A surgical robot designed by Neuralink inserts these threads into the motor cortex, the brain region that controls movement. The process takes 20 to 40 minutes, Dongjin Seo, Neuralink’s cofounder and president, said in the podcast. Each thread has 16 recording sites, yielding a total 1,024 electrodes that can potentially record neural activity and send signals to an external device via Bluetooth.

The first person to receive a Neuralink BCI was Noland Arbaugh of Yuma, Arizona, who was paralysed from the neck down during a diving accident in 2016. He can now use the device to control a cursor on a computer screen to, for example, play games.

But a month after Arbaugh’s BCI was implanted, 85% of its flexible threads, which record neural activity, retracted from his brain. That diminished the device’s capabilities, which was “really, really hard,” Arbaugh said in the podcast. “It would’ve been a cruel twist of fate if I had gotten to see the view from the top of this mountain and then have it all come crashing down after a month.”

Neuralink engineers responded by changing the recording algorithm that converts neural data into commands that are conveyed to the computer. The original algorithm recorded the activity of individual neurons, but the revamped version records the average activity of neurons near each electrode. Although the average signals are lower in resolution, the effects were immediate.

“Why are we taking this much risk and implanting this many threads, if it's working quite well, and better and better with fewer threads?” wonders Sheth.

In a livestream on X on 10 July, Matthew MacDougall, Neuralink’s head of neurosurgery, said that the first surgical process caused an air pocket that might have later dislodged the electrodes. He said that the surgical team placing the second implant would try to avoid creating such air pockets and would sculpt the hole differently, to allow the hub to sit lower in the cranium and thread the flexible electrodes deeper into the cortex.

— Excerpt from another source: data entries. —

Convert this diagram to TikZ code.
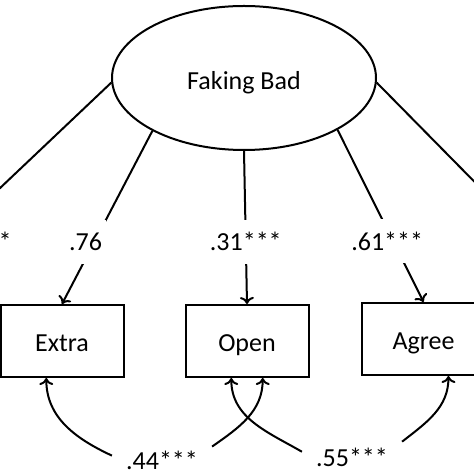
\documentclass[tikz,border=0pt]{standalone}
\usepackage{fontspec}
\setmainfont{Carlito}
\usetikzlibrary{shapes.geometric,arrows.meta}

\begin{document}
\begin{tikzpicture}[x=1pt, y=1pt,
    every node/.style={font=\fontsize{26}{31}\selectfont},
    line/.style={line width=2pt},
    arr/.style={line, -{To[length=7pt,width=14pt]}},
    latent/.style={ellipse, draw, line width=2pt, minimum width=264pt, minimum height=144pt, inner sep=0pt, text height=23pt, text depth=0pt},
    obs/.style={rectangle, draw, line width=2pt, minimum width=123pt, minimum height=72pt, text height=22pt, text depth=0pt},
    load/.style={fill=white, inner xsep=4pt, inner ysep=13pt, text height=18pt, text depth=0pt},
    corr/.style={inner sep=14pt, text height=18pt, text depth=0pt}]

    % Frame of the figure, which is cut at its borders
    \useasboundingbox (0,0) rectangle (474,474);
    \clip (0,0) rectangle (474,474);

    % Latent factor
    \node[latent] (fb) at (244,396) {Faking Bad};

    % Observed scales
    \node[obs] (ext) at (62,133) {Extra};
    \node[obs] (open) at (247,133) {Open};
    \node[obs] (agree) at (423.5,135) {Agree};

    % Loadings on the visible scales
    \draw[arr] (fb.210) -- node[load, pos=.64, xshift=-9pt] {.76} (ext.north);
    \draw[arr] (fb.south) -- node[load, pos=.594] {.31***} (open.north);
    \draw[arr] (fb.331) -- node[load, pos=.647, xshift=-6pt] {.61***} (agree.north);

    % Loadings that leave the frame
    \coordinate (offl) at (-40,248);
    \coordinate (offr) at (520,246);
    \draw[line] (fb.182) -- (offl);
    \draw[line] (fb.358) -- (offr);
    \node[anchor=base] (lcut) at (5,223) {*};

    % Correlations between the scales
    \node[corr] (c44) at (162,14) {.44***};
    \node[corr] (c55) at (352,17) {.55***};
    \draw[arr] (c44.175) to[out=155, in=-90] (ext.-113);
    \draw[arr] (c44.15) to[out=35, in=-90] (open.-67);
    \draw[arr] (c55.174) to[out=150, in=-90] (open.-113);
    \draw[arr] (c55.17) to[out=38, in=-90] (agree.-56);

\end{tikzpicture}
\end{document}
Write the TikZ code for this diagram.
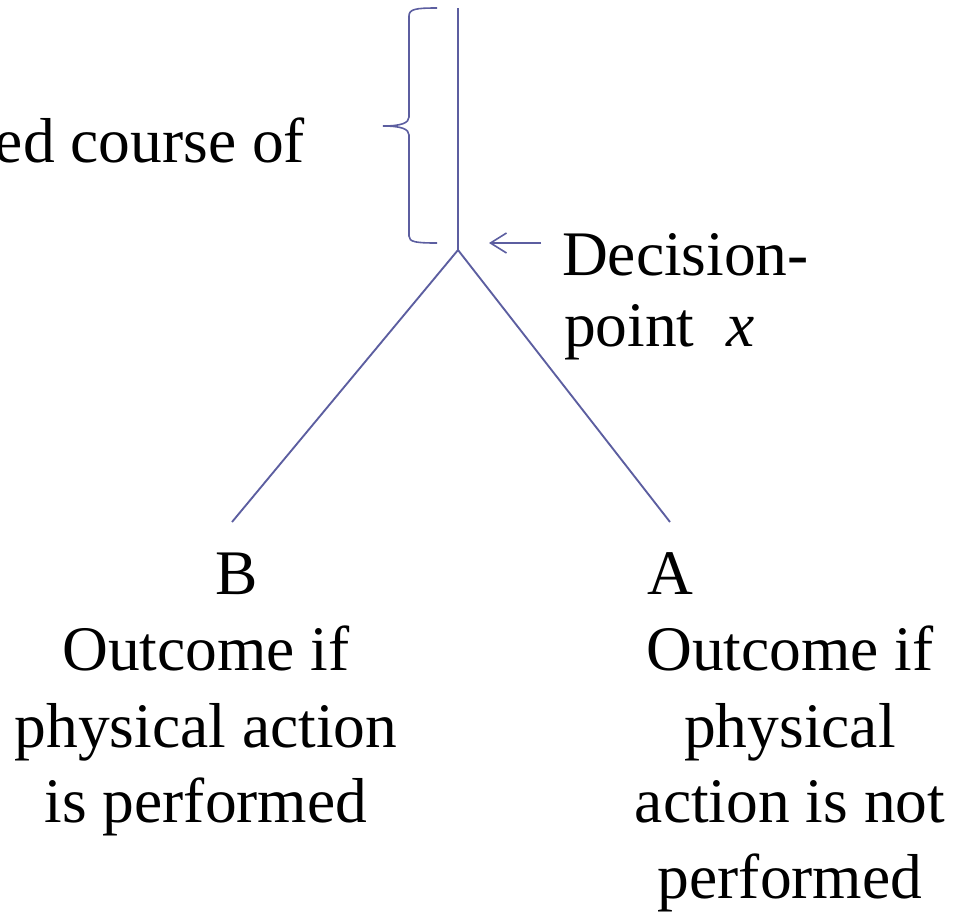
\documentclass[tikz,border=0pt]{standalone}
\usepackage{fontspec}
\setmainfont{Liberation Serif}
\usetikzlibrary{arrows.meta}
\definecolor{treeline}{RGB}{92,94,160}
\begin{document}
\begin{tikzpicture}[x=0.75pt,y=-0.75pt,
  every node/.style={inner sep=0pt,outer sep=0pt,font=\fontsize{47.6}{57}\selectfont},
  branch/.style={draw=treeline,line width=1.4pt},
  label/.style={anchor=base}]
\useasboundingbox (0,0) rectangle (955,915);

% trunk and fork
\coordinate (top) at (458,8);
\coordinate (fork) at (458,250);
\coordinate (leftend) at (232,522);
\coordinate (rightend) at (670,522);
\draw[branch] (top) -- (fork);
\draw[branch] (fork) -- (leftend);
\draw[branch] (fork) -- (rightend);

% brace beside the trunk
\draw[branch,line width=1.2pt] (437,8) .. controls (416,8) and (409,9) .. (409,16)
  -- (409,117) .. controls (409,123) and (401,126) .. (383,126)
  .. controls (401,126) and (409,129) .. (409,135)
  -- (409,236) .. controls (409,242) and (416,243) .. (437,243);
\node[label,anchor=base east] (course) at (305,162) {ed course of};

% decision point label and pointer
\node[label,anchor=base west] (dec1) at (562,275) {Decision-};
\node[label,anchor=base west] (dec2) at (564,346) {point~~\textit{x}};
\coordinate (tail) at (541,243);
\coordinate (tip) at (489,243);
\draw[branch,line width=1.2pt,-{Straight Barb[length=12pt,width=15pt]}] (tail) -- (tip);

% outcome B
\node[label] (B) at (237,594) {B};
\node[label] (b1) at (206,670) {Outcome if};
\node[label] (b2) at (206,747) {physical action};
\node[label] (b3) at (206,822) {is performed};

% outcome A
\node[label] (A) at (670,594) {A};
\node[label] (a1) at (790,670) {Outcome if};
\node[label] (a2) at (790,747) {physical};
\node[label] (a3) at (790,822) {action is not};
\node[label] (a4) at (790,898) {performed};
\end{tikzpicture}
\end{document}
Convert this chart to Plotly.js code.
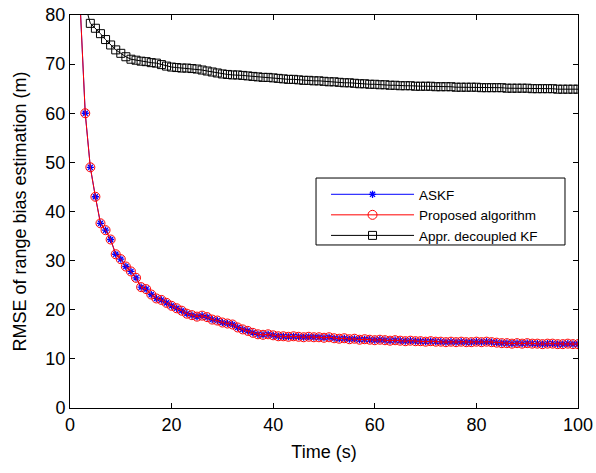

“It’s not common” to make so many changes in the BCI-implantation process between recipients, says Sheth. “But I think it’s good that you learn from the first one, and then you really make the second one better.”

Questions about stability

Still, Vikash Gilja, chief scientific officer at rival BCI company Paradromics, based in Austin, Texas, says that questions about the device’s stability and durability need answering.

The brain, Gilja says, “is not just sitting there static relative to the skull”: it moves as a person breathes and moves. It’s not clear whether this minor but continuous movement will negatively affect electrode threads that run from the skull through membranes called dura to the brain, Gilja says.

The long-term stability of the materials that make up Neuralink’s electrodes is another unknown. Other BCI implants use various metallic electrode types with established longevity track records. ”You only understand the time constants once you’re in the human body,” Gilja says. Devices, he says, must be studied for years, not months.

Long-term plans

Musk said during the 10 July livestream that Neuralink plans to frequently offer upgraded devices, each of which would be implanted during another neurosurgery. By contrast, Paradromics calls for “as long a gap between successive neurosurgeries as possible”, Gilja says.

Musk said in the podcast that Neuralink’s ultimate goal is a BCI that allows humans to enter symbiosis with artificial intelligence. And he predicted that future BCIs will help people with psychosis, seizures and memory loss.

Sheth says treating such conditions is a much greater challenge than enabling people to move computer cursors, adding that human augmentation demands careful discussion.

More immediately, Anna Wexler, a neuroethicist at the University of Pennsylvania in Philadelphia, says these predictions risk misleading potential study volunteers. “It certainly raises questions about what’s drawing these people into the studies and what they're understanding about what they’re getting into.”